Top 3 complaints: “Felt like I signed up for surveillance, not sunglasses,” “Can’t find my own videos without opening Meta View,” “Battery dies mid-conference call — no low-power mode.”
Maintenance, Safety & Legal Considerations
The glasses meet FCC/CE safety standards and carry IPX4 water resistance. No known physical hazards exist beyond standard blue-light exposure (mitigated by optional blue-light filters). Legally, Meta’s Terms of Service govern data handling — and explicitly permit processing for “product improvement” and “personalization” 10. While users can request data deletion, automatic backups and metadata retention aren’t fully removable. Local laws (e.g., GDPR Article 20) grant portability rights — but Meta does not offer machine-readable exports of captured media libraries.

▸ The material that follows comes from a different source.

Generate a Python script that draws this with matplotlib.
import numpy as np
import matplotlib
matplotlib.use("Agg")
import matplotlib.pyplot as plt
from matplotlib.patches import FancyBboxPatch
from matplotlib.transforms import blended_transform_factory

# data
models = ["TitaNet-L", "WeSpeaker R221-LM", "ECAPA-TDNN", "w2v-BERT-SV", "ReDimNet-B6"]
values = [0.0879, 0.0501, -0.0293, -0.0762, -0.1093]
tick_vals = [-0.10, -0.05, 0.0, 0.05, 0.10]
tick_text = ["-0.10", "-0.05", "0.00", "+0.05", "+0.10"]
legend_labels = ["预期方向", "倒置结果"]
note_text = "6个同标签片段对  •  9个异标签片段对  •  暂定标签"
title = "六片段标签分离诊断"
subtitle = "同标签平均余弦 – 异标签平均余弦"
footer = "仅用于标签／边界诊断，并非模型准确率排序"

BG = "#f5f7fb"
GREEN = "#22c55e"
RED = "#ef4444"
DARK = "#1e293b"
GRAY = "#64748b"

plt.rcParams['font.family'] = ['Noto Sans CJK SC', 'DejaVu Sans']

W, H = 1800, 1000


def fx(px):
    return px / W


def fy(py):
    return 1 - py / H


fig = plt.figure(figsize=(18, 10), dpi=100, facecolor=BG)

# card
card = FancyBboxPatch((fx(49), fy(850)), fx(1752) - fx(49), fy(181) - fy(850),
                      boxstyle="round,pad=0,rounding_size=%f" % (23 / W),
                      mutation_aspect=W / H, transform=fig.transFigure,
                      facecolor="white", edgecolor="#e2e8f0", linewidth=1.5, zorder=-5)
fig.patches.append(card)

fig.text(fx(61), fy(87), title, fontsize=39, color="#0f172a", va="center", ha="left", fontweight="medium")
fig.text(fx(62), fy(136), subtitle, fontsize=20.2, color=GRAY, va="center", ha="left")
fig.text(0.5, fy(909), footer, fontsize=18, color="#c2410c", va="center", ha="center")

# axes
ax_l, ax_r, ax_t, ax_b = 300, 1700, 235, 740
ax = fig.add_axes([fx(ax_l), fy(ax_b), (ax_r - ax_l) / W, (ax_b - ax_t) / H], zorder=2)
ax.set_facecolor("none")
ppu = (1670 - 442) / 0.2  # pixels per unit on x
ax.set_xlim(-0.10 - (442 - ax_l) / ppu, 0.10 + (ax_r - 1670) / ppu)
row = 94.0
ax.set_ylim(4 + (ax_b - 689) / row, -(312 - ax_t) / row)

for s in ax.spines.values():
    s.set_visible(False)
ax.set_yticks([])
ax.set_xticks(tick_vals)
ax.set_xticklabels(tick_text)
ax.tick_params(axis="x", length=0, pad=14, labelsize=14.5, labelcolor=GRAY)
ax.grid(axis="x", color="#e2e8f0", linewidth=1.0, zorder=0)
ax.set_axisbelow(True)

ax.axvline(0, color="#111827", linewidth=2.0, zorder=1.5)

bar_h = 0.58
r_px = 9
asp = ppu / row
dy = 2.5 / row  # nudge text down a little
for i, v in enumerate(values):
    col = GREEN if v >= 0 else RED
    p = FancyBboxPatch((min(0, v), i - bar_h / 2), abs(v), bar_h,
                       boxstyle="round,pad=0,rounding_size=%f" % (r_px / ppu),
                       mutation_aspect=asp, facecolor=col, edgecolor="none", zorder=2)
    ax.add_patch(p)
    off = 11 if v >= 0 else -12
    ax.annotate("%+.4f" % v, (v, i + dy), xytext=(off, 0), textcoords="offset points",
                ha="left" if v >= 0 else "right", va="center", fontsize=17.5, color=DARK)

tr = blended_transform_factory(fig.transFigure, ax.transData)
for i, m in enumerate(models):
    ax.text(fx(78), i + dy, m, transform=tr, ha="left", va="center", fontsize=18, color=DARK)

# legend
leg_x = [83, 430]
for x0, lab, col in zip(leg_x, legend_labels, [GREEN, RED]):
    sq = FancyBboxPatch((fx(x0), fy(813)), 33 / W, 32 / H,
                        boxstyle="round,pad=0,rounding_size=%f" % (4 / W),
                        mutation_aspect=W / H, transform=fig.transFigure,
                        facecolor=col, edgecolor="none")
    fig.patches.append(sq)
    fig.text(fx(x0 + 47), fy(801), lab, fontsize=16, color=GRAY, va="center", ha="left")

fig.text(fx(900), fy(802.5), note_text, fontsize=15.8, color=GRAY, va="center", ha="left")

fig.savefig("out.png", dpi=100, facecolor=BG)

Conclusion: Conditional Recommendation Summary
If you need seamless, polished smart eyewear integrated with your existing Meta identity, Ray-Ban Meta delivers best-in-class execution — and is worth every dollar.
If you need full data sovereignty, offline-first operation, or guaranteed long-term independence from a single vendor’s cloud, Ray-Ban Meta is not the right tool — regardless of hardware appeal.
There is no middle ground. The architecture doesn’t allow compromise. Choose accordingly.